▶ _PROMPT_: Reproduce all of the data below without alteration; exclude every picture.

▶ _MATERIAL_:
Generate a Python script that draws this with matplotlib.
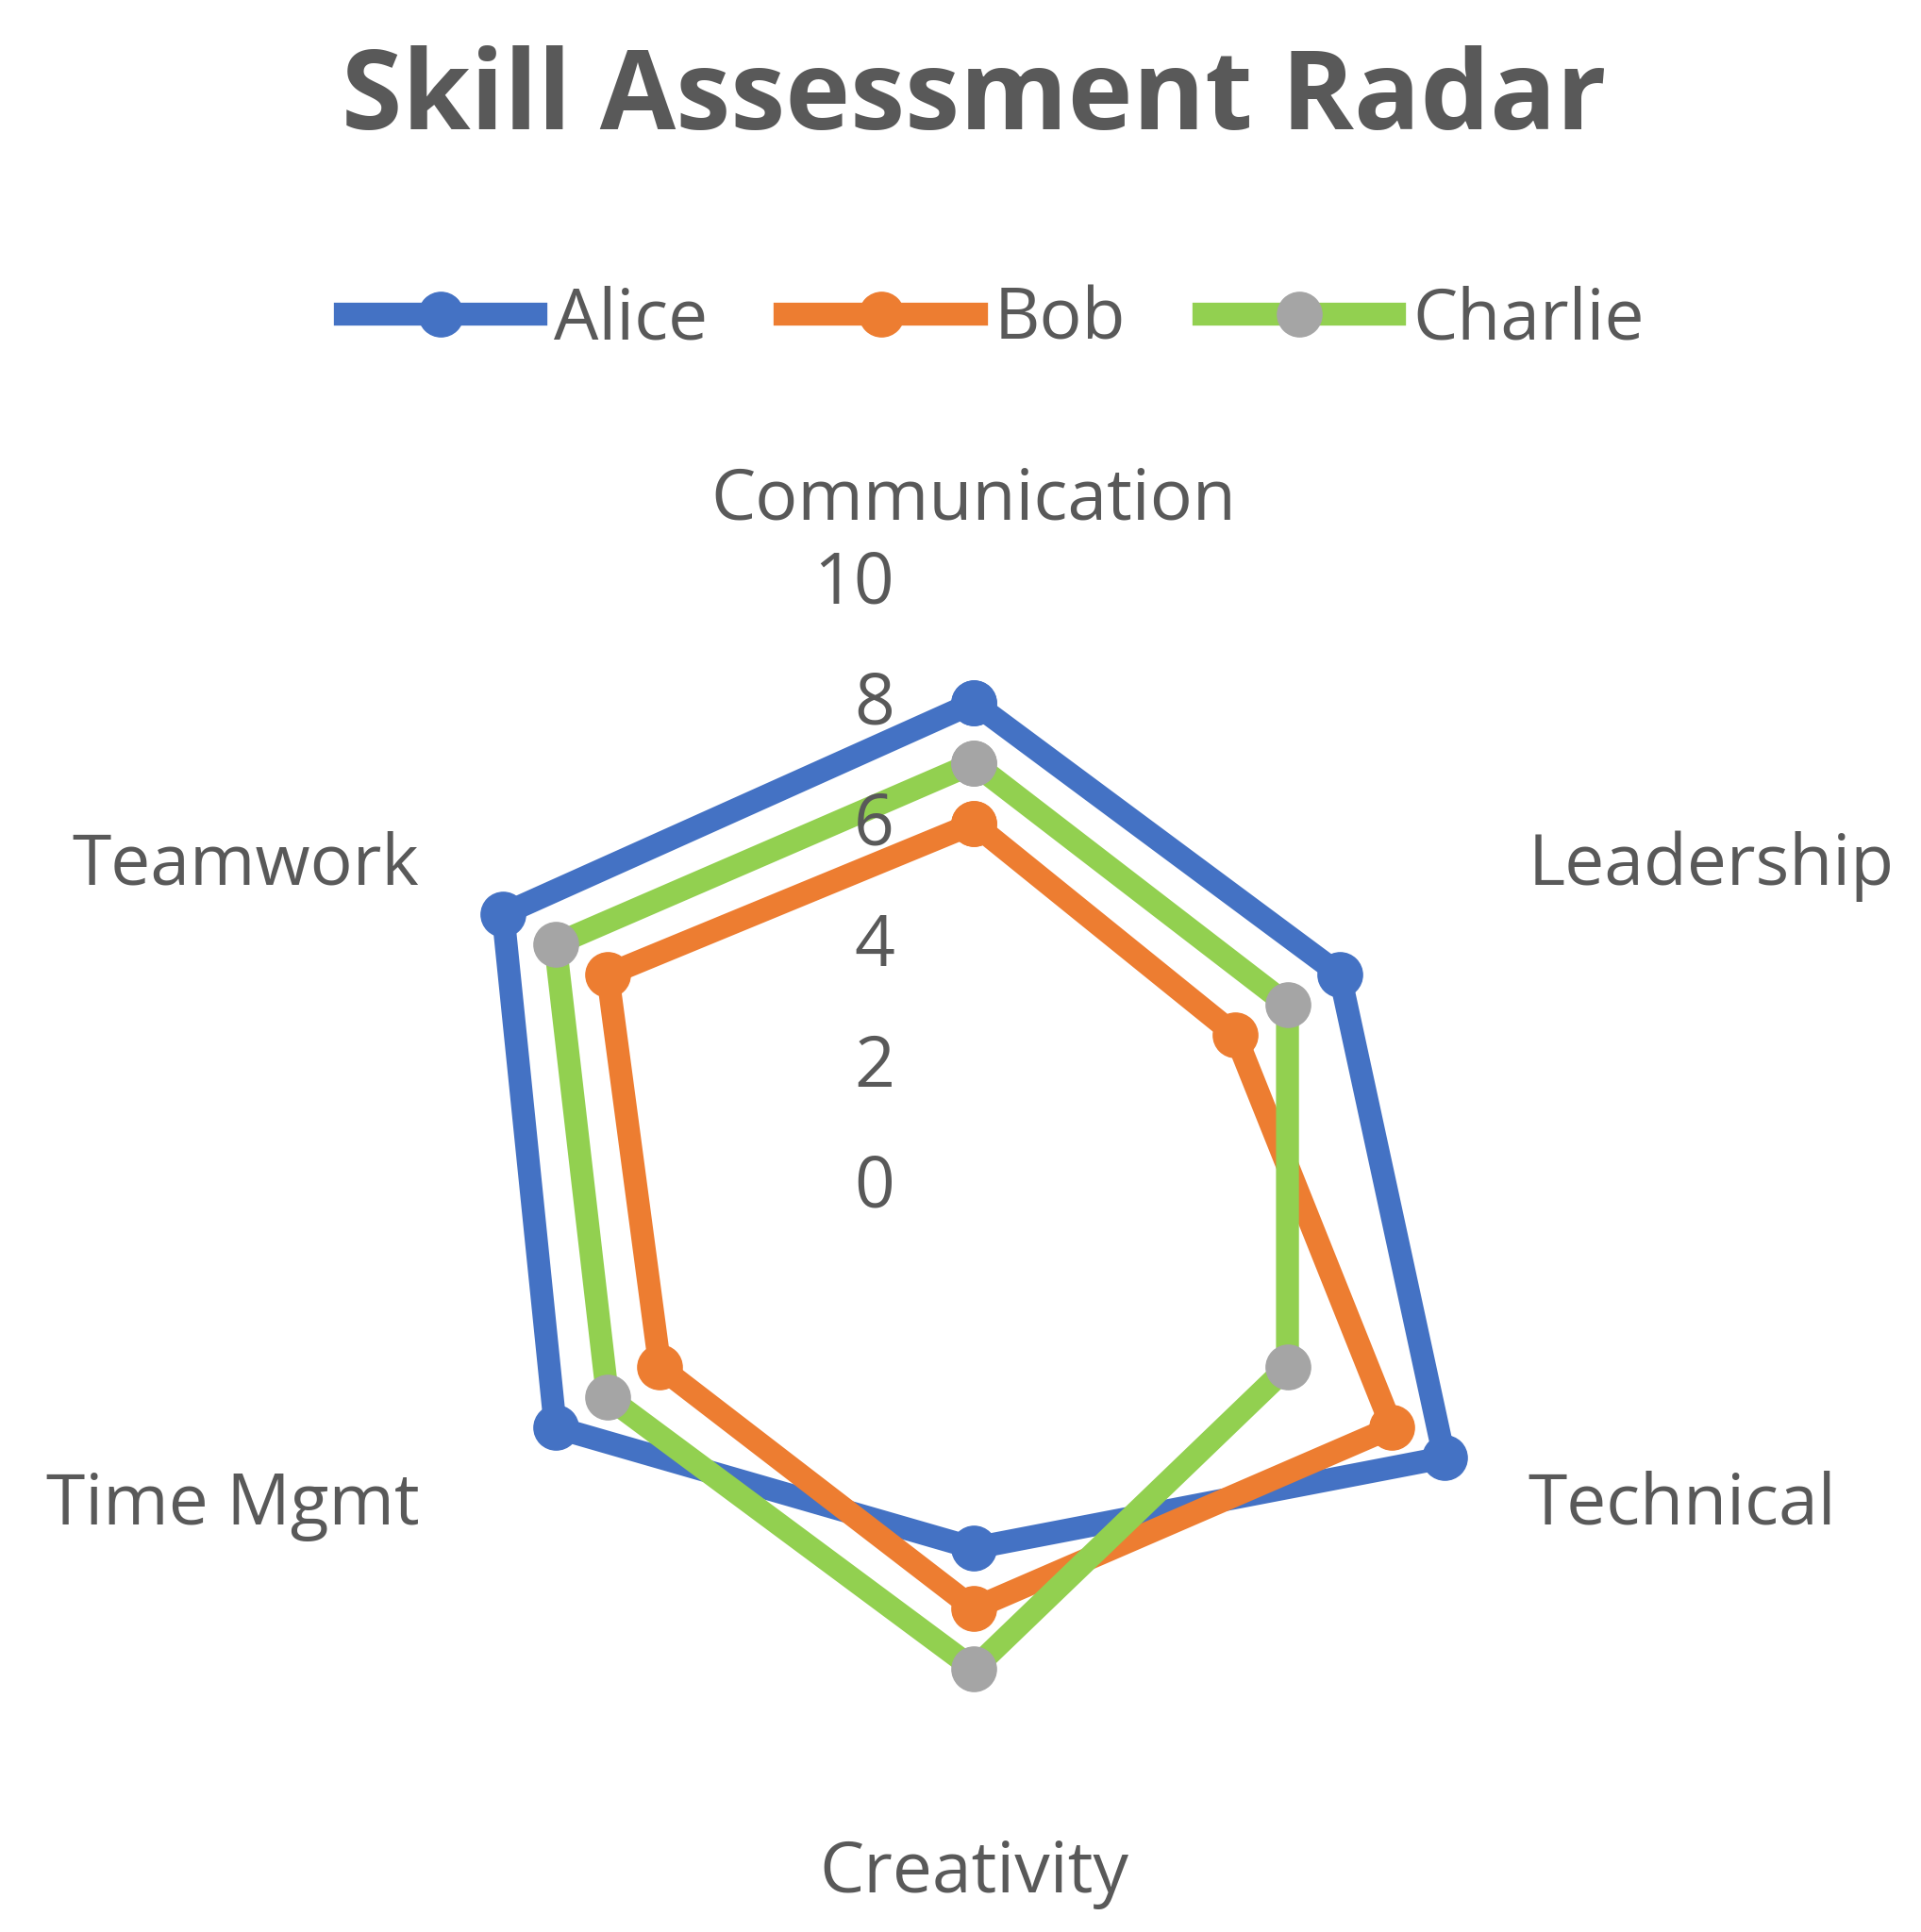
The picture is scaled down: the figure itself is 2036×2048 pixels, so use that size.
import numpy as np
import matplotlib.pyplot as plt
from matplotlib.transforms import ScaledTranslation

plt.rcParams['font.family'] = ['Open Sans', 'DejaVu Sans']

# Data
categories = ["Communication", "Leadership", "Technical", "Creativity", "Time Mgmt", "Teamwork"]
alice = [8, 7, 9, 6, 8, 9]
bob = [6, 5, 8, 7, 6, 7]
charlie = [7, 6, 6, 8, 7, 8]
r_ticks = [0, 2, 4, 6, 8, 10]

text_color = '#595959'
W, H = 2036, 2048
fig = plt.figure(figsize=(W / 100, H / 100), dpi=100)

# Radar centred at (1032, 1257) px, radius 640 px
cx, cy, rad = 1032, 1257, 640
ax = fig.add_axes([(cx - rad) / W, (H - cy - rad) / H, 2 * rad / W, 2 * rad / H], polar=True)
ax.set_theta_zero_location('N')
ax.set_theta_direction(-1)
ax.set_ylim(0, 10)
ax.grid(False)
ax.spines['polar'].set_visible(False)
ax.set_xticks([])
ax.set_yticks([])
ax.patch.set_alpha(0)

angles = np.linspace(0, 2 * np.pi, len(categories), endpoint=False)

def closed(vals):
    return np.append(vals, vals[0])

series = [
    ("Alice", alice, '#4472C4', '#4472C4'),
    ("Bob", bob, '#ED7D31', '#ED7D31'),
    ("Charlie", charlie, '#92D050', '#A5A5A5'),
]
for name, vals, lc, mc in series:
    ax.plot(closed(angles), closed(vals), color=lc, linewidth=17.5,
            marker='o', markersize=34, markerfacecolor=mc, markeredgecolor=mc,
            solid_joinstyle='round', label=name, clip_on=False)

# Value labels along the vertical axis
off = ax.transData + ScaledTranslation(-0.84, -0.03, fig.dpi_scale_trans)
for v in r_ticks:
    ax.text(0, v, str(v), transform=off, ha='right', va='center',
            fontsize=54, color=text_color)

# Category labels
label_pos = [
    (11.35, 'center', 'center'),
    (10.6, 'left', 'center'),
    (10.6, 'left', 'center'),
    (11.4, 'center', 'center'),
    (10.6, 'right', 'center'),
    (10.6, 'right', 'center'),
]
for ang, cat, (r, ha, va) in zip(angles, categories, label_pos):
    ax.text(ang, r, cat, ha=ha, va=va, fontsize=54, color=text_color)

fig.text(cx / W, 1 - 106 / H, "Skill Assessment Radar", ha='center', va='center',
         fontsize=84, fontweight='bold', color=text_color)

fig.legend(loc='center', bbox_to_anchor=((cx + 22) / W, 1 - 340 / H), ncol=3, frameon=False,
           fontsize=54, labelcolor=text_color, handlelength=2.7, handletextpad=0.25,
           columnspacing=1.1, numpoints=1)

fig.savefig('out.png', dpi=100)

▶ _SOLUTION FOR THIS TASK_:
Generate a Python script that draws this with matplotlib.
The picture is scaled down: the figure itself is 2036×2048 pixels, so use that size.
import numpy as np
import matplotlib.pyplot as plt
from matplotlib.transforms import ScaledTranslation

plt.rcParams['font.family'] = ['Open Sans', 'DejaVu Sans']

# Data
categories = ["Communication", "Leadership", "Technical", "Creativity", "Time Mgmt", "Teamwork"]
alice = [8, 7, 9, 6, 8, 9]
bob = [6, 5, 8, 7, 6, 7]
charlie = [7, 6, 6, 8, 7, 8]
r_ticks = [0, 2, 4, 6, 8, 10]

text_color = '#595959'
W, H = 2036, 2048
fig = plt.figure(figsize=(W / 100, H / 100), dpi=100)

# Radar centred at (1032, 1257) px, radius 640 px
cx, cy, rad = 1032, 1257, 640
ax = fig.add_axes([(cx - rad) / W, (H - cy - rad) / H, 2 * rad / W, 2 * rad / H], polar=True)
ax.set_theta_zero_location('N')
ax.set_theta_direction(-1)
ax.set_ylim(0, 10)
ax.grid(False)
ax.spines['polar'].set_visible(False)
ax.set_xticks([])
ax.set_yticks([])
ax.patch.set_alpha(0)

angles = np.linspace(0, 2 * np.pi, len(categories), endpoint=False)

def closed(vals):
    return np.append(vals, vals[0])

series = [
    ("Alice", alice, '#4472C4', '#4472C4'),
    ("Bob", bob, '#ED7D31', '#ED7D31'),
    ("Charlie", charlie, '#92D050', '#A5A5A5'),
]
for name, vals, lc, mc in series:
    ax.plot(closed(angles), closed(vals), color=lc, linewidth=17.5,
            marker='o', markersize=34, markerfacecolor=mc, markeredgecolor=mc,
            solid_joinstyle='round', label=name, clip_on=False)

# Value labels along the vertical axis
off = ax.transData + ScaledTranslation(-0.84, -0.03, fig.dpi_scale_trans)
for v in r_ticks:
    ax.text(0, v, str(v), transform=off, ha='right', va='center',
            fontsize=54, color=text_color)

# Category labels
label_pos = [
    (11.35, 'center', 'center'),
    (10.6, 'left', 'center'),
    (10.6, 'left', 'center'),
    (11.4, 'center', 'center'),
    (10.6, 'right', 'center'),
    (10.6, 'right', 'center'),
]
for ang, cat, (r, ha, va) in zip(angles, categories, label_pos):
    ax.text(ang, r, cat, ha=ha, va=va, fontsize=54, color=text_color)

fig.text(cx / W, 1 - 106 / H, "Skill Assessment Radar", ha='center', va='center',
         fontsize=84, fontweight='bold', color=text_color)

fig.legend(loc='center', bbox_to_anchor=((cx + 22) / W, 1 - 340 / H), ncol=3, frameon=False,
           fontsize=54, labelcolor=text_color, handlelength=2.7, handletextpad=0.25,
           columnspacing=1.1, numpoints=1)

fig.savefig('out.png', dpi=100)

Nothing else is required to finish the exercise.